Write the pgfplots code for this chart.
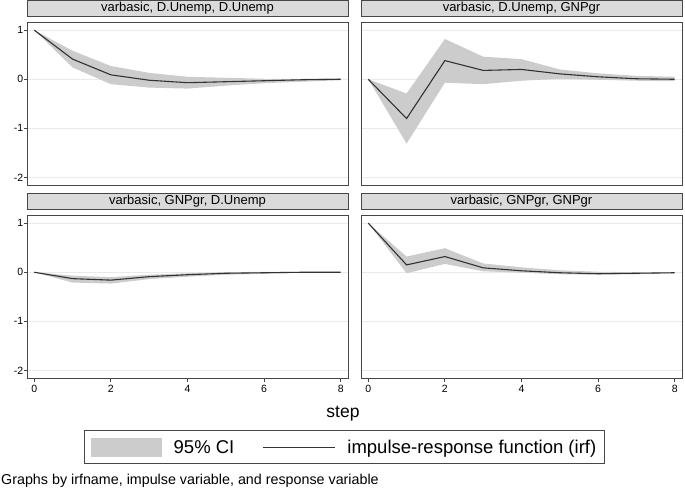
\documentclass[border=0pt]{standalone}
\usepackage{fontspec}
\setmainfont{Liberation Sans}
\usepackage{pgfplots}
\pgfplotsset{compat=1.18}
\usepackage{pgfplotstable}
\definecolor{cifill}{RGB}{204,204,204}
\definecolor{stripfill}{RGB}{218,218,218}
\definecolor{irfcol}{RGB}{50,50,50}
\definecolor{boxcol}{RGB}{70,70,70}
\definecolor{gridcol}{RGB}{234,234,234}

% irf lines: step irf
\pgfplotstableread{
step irf
0 1
1 0.41
2 0.09
3 -0.02
4 -0.07
5 -0.05
6 -0.03
7 -0.01
8 0.00
}\irfA
\pgfplotstableread{
step irf
0 0
1 -0.80
2 0.38
3 0.18
4 0.20
5 0.11
6 0.05
7 0.01
8 0.00
}\irfB
\pgfplotstableread{
step irf
0 0
1 -0.13
2 -0.16
3 -0.09
4 -0.05
5 -0.02
6 -0.01
7 0.00
8 0.00
}\irfC
\pgfplotstableread{
step irf
0 1
1 0.15
2 0.32
3 0.09
4 0.03
5 -0.01
6 -0.03
7 -0.02
8 -0.01
}\irfD
% 95% CI bands: upper bound forward, lower bound backward
\pgfplotstableread{
step ci
0 1
1 0.58
2 0.27
3 0.13
4 0.05
5 0.03
6 0.01
7 0.01
8 0.02
8 -0.02
7 -0.05
6 -0.08
5 -0.13
4 -0.19
3 -0.17
2 -0.10
1 0.24
0 1
}\ciA
\pgfplotstableread{
step ci
0 0
1 -0.29
2 0.82
3 0.46
4 0.41
5 0.20
6 0.12
7 0.07
8 0.05
8 -0.04
7 -0.03
6 -0.01
5 0.01
4 -0.03
3 -0.10
2 -0.07
1 -1.31
0 0
}\ciB
\pgfplotstableread{
step ci
0 0
1 -0.07
2 -0.10
3 -0.05
4 -0.02
5 0.00
6 0.01
7 0.01
8 0.01
8 -0.01
7 -0.01
6 -0.03
5 -0.05
4 -0.09
3 -0.14
2 -0.23
1 -0.21
0 0
}\ciC
\pgfplotstableread{
step ci
0 1
1 0.32
2 0.49
3 0.18
4 0.10
5 0.04
6 0.01
7 0.00
8 0.00
8 -0.02
7 -0.04
6 -0.05
5 -0.04
4 -0.01
3 0.02
2 0.17
1 -0.02
0 1
}\ciD

\pgfplotsset{
  panel/.style={
    scale only axis, width=321pt, height=163pt,
    anchor=south west,
    xmin=-0.19, xmax=8.19, ymin=-2.17, ymax=1.15,
    ytick={-2,-1,0,1},
    ymajorgrids, major grid style={draw=gridcol, line width=0.8pt},
    axis line style={draw=boxcol, line width=0.8pt},
    tick style={draw=boxcol, line width=0.8pt},
    tick align=outside, major tick length=3pt,
    xtick pos=bottom, ytick pos=left,
    ticklabel style={font=\fontsize{10.5}{12}\selectfont, text=black},
    yticklabel style={inner xsep=0.7pt},
    title style={at={(0.5,1)}, anchor=south, draw=boxcol, line width=0.8pt,
      fill=stripfill, minimum width=321pt, minimum height=16pt, inner sep=0pt,
      font=\fontsize{13}{14}\selectfont, yshift=0pt},
  },
  leftp/.style={yticklabels={-2,-1,0,1}},
  rightp/.style={yticklabels={}, y tick style={draw=none}},
  topp/.style={xtick=\empty},
  botp/.style={xtick={0,2,4,6,8}, xticklabels={0,2,4,6,8}},
}

\begin{document}
\begin{tikzpicture}

% top left
\begin{axis}[panel, leftp, topp, at={(27pt,-181pt)}, title={varbasic, D.Unemp, D.Unemp}]
\addplot[fill=cifill, draw=none, forget plot] table[x=step,y=ci]{\ciA};
\addplot[irfcol, line width=1.1pt, forget plot] table[x=step,y=irf]{\irfA};
\end{axis}

% top right
\begin{axis}[panel, rightp, topp, at={(361pt,-181pt)}, title={varbasic, D.Unemp, GNPgr}]
\addplot[fill=cifill, draw=none, forget plot] table[x=step,y=ci]{\ciB};
\addplot[irfcol, line width=1.1pt, forget plot] table[x=step,y=irf]{\irfB};
\end{axis}

% bottom left
\begin{axis}[panel, leftp, botp, at={(27pt,-374pt)}, title={varbasic, GNPgr, D.Unemp},
  legend columns=2,
  legend style={at={(0.989,-0.4202)}, anchor=center,
    draw=boxcol, line width=0.8pt, fill=white,
    font=\fontsize{18.5}{20}\selectfont,
    inner xsep=6pt, inner ysep=7pt,
    column sep=10pt,
    /tikz/every even column/.append style={column sep=26pt}},
  legend cell align=left]
\addplot[fill=cifill, draw=none,
  legend image code/.code={\fill[cifill] (0pt,-9.5pt) rectangle (71pt,9.5pt);}]
  table[x=step,y=ci]{\ciC};
\addlegendentry{95\% CI}
\addplot[irfcol, line width=1.1pt,
  legend image code/.code={\draw[irfcol, line width=1.1pt] (0pt,0pt) -- (72pt,0pt);}]
  table[x=step,y=irf]{\irfC};
\addlegendentry{impulse-response function (irf)}
\end{axis}

% bottom right
\begin{axis}[panel, rightp, botp, at={(361pt,-374pt)}, title={varbasic, GNPgr, GNPgr}]
\addplot[fill=cifill, draw=none, forget plot] table[x=step,y=ci]{\ciD};
\addplot[irfcol, line width=1.1pt, forget plot] table[x=step,y=irf]{\irfD};
\end{axis}

\node[anchor=base, font=\fontsize{17.5}{19}\selectfont] at (343pt,-413pt) {step};
\node[anchor=base west, inner sep=0pt, font=\fontsize{14.3}{16}\selectfont] at (1pt,-480pt)
  {Graphs by irfname, impulse variable, and response variable};
\path (0,0) rectangle (685pt,-485pt);
\end{tikzpicture}
\end{document}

━━━━

Requirements:
All the material shown above is to be copied exactly, with no pictures carried over.

Task result:
Write the pgfplots code for this chart.
\documentclass[border=0pt]{standalone}
\usepackage{fontspec}
\setmainfont{Liberation Sans}
\usepackage{pgfplots}
\pgfplotsset{compat=1.18}
\usepackage{pgfplotstable}
\definecolor{cifill}{RGB}{204,204,204}
\definecolor{stripfill}{RGB}{218,218,218}
\definecolor{irfcol}{RGB}{50,50,50}
\definecolor{boxcol}{RGB}{70,70,70}
\definecolor{gridcol}{RGB}{234,234,234}

% irf lines: step irf
\pgfplotstableread{
step irf
0 1
1 0.41
2 0.09
3 -0.02
4 -0.07
5 -0.05
6 -0.03
7 -0.01
8 0.00
}\irfA
\pgfplotstableread{
step irf
0 0
1 -0.80
2 0.38
3 0.18
4 0.20
5 0.11
6 0.05
7 0.01
8 0.00
}\irfB
\pgfplotstableread{
step irf
0 0
1 -0.13
2 -0.16
3 -0.09
4 -0.05
5 -0.02
6 -0.01
7 0.00
8 0.00
}\irfC
\pgfplotstableread{
step irf
0 1
1 0.15
2 0.32
3 0.09
4 0.03
5 -0.01
6 -0.03
7 -0.02
8 -0.01
}\irfD
% 95% CI bands: upper bound forward, lower bound backward
\pgfplotstableread{
step ci
0 1
1 0.58
2 0.27
3 0.13
4 0.05
5 0.03
6 0.01
7 0.01
8 0.02
8 -0.02
7 -0.05
6 -0.08
5 -0.13
4 -0.19
3 -0.17
2 -0.10
1 0.24
0 1
}\ciA
\pgfplotstableread{
step ci
0 0
1 -0.29
2 0.82
3 0.46
4 0.41
5 0.20
6 0.12
7 0.07
8 0.05
8 -0.04
7 -0.03
6 -0.01
5 0.01
4 -0.03
3 -0.10
2 -0.07
1 -1.31
0 0
}\ciB
\pgfplotstableread{
step ci
0 0
1 -0.07
2 -0.10
3 -0.05
4 -0.02
5 0.00
6 0.01
7 0.01
8 0.01
8 -0.01
7 -0.01
6 -0.03
5 -0.05
4 -0.09
3 -0.14
2 -0.23
1 -0.21
0 0
}\ciC
\pgfplotstableread{
step ci
0 1
1 0.32
2 0.49
3 0.18
4 0.10
5 0.04
6 0.01
7 0.00
8 0.00
8 -0.02
7 -0.04
6 -0.05
5 -0.04
4 -0.01
3 0.02
2 0.17
1 -0.02
0 1
}\ciD

\pgfplotsset{
  panel/.style={
    scale only axis, width=321pt, height=163pt,
    anchor=south west,
    xmin=-0.19, xmax=8.19, ymin=-2.17, ymax=1.15,
    ytick={-2,-1,0,1},
    ymajorgrids, major grid style={draw=gridcol, line width=0.8pt},
    axis line style={draw=boxcol, line width=0.8pt},
    tick style={draw=boxcol, line width=0.8pt},
    tick align=outside, major tick length=3pt,
    xtick pos=bottom, ytick pos=left,
    ticklabel style={font=\fontsize{10.5}{12}\selectfont, text=black},
    yticklabel style={inner xsep=0.7pt},
    title style={at={(0.5,1)}, anchor=south, draw=boxcol, line width=0.8pt,
      fill=stripfill, minimum width=321pt, minimum height=16pt, inner sep=0pt,
      font=\fontsize{13}{14}\selectfont, yshift=0pt},
  },
  leftp/.style={yticklabels={-2,-1,0,1}},
  rightp/.style={yticklabels={}, y tick style={draw=none}},
  topp/.style={xtick=\empty},
  botp/.style={xtick={0,2,4,6,8}, xticklabels={0,2,4,6,8}},
}

\begin{document}
\begin{tikzpicture}

% top left
\begin{axis}[panel, leftp, topp, at={(27pt,-181pt)}, title={varbasic, D.Unemp, D.Unemp}]
\addplot[fill=cifill, draw=none, forget plot] table[x=step,y=ci]{\ciA};
\addplot[irfcol, line width=1.1pt, forget plot] table[x=step,y=irf]{\irfA};
\end{axis}

% top right
\begin{axis}[panel, rightp, topp, at={(361pt,-181pt)}, title={varbasic, D.Unemp, GNPgr}]
\addplot[fill=cifill, draw=none, forget plot] table[x=step,y=ci]{\ciB};
\addplot[irfcol, line width=1.1pt, forget plot] table[x=step,y=irf]{\irfB};
\end{axis}

% bottom left
\begin{axis}[panel, leftp, botp, at={(27pt,-374pt)}, title={varbasic, GNPgr, D.Unemp},
  legend columns=2,
  legend style={at={(0.989,-0.4202)}, anchor=center,
    draw=boxcol, line width=0.8pt, fill=white,
    font=\fontsize{18.5}{20}\selectfont,
    inner xsep=6pt, inner ysep=7pt,
    column sep=10pt,
    /tikz/every even column/.append style={column sep=26pt}},
  legend cell align=left]
\addplot[fill=cifill, draw=none,
  legend image code/.code={\fill[cifill] (0pt,-9.5pt) rectangle (71pt,9.5pt);}]
  table[x=step,y=ci]{\ciC};
\addlegendentry{95\% CI}
\addplot[irfcol, line width=1.1pt,
  legend image code/.code={\draw[irfcol, line width=1.1pt] (0pt,0pt) -- (72pt,0pt);}]
  table[x=step,y=irf]{\irfC};
\addlegendentry{impulse-response function (irf)}
\end{axis}

% bottom right
\begin{axis}[panel, rightp, botp, at={(361pt,-374pt)}, title={varbasic, GNPgr, GNPgr}]
\addplot[fill=cifill, draw=none, forget plot] table[x=step,y=ci]{\ciD};
\addplot[irfcol, line width=1.1pt, forget plot] table[x=step,y=irf]{\irfD};
\end{axis}

\node[anchor=base, font=\fontsize{17.5}{19}\selectfont] at (343pt,-413pt) {step};
\node[anchor=base west, inner sep=0pt, font=\fontsize{14.3}{16}\selectfont] at (1pt,-480pt)
  {Graphs by irfname, impulse variable, and response variable};
\path (0,0) rectangle (685pt,-485pt);
\end{tikzpicture}
\end{document}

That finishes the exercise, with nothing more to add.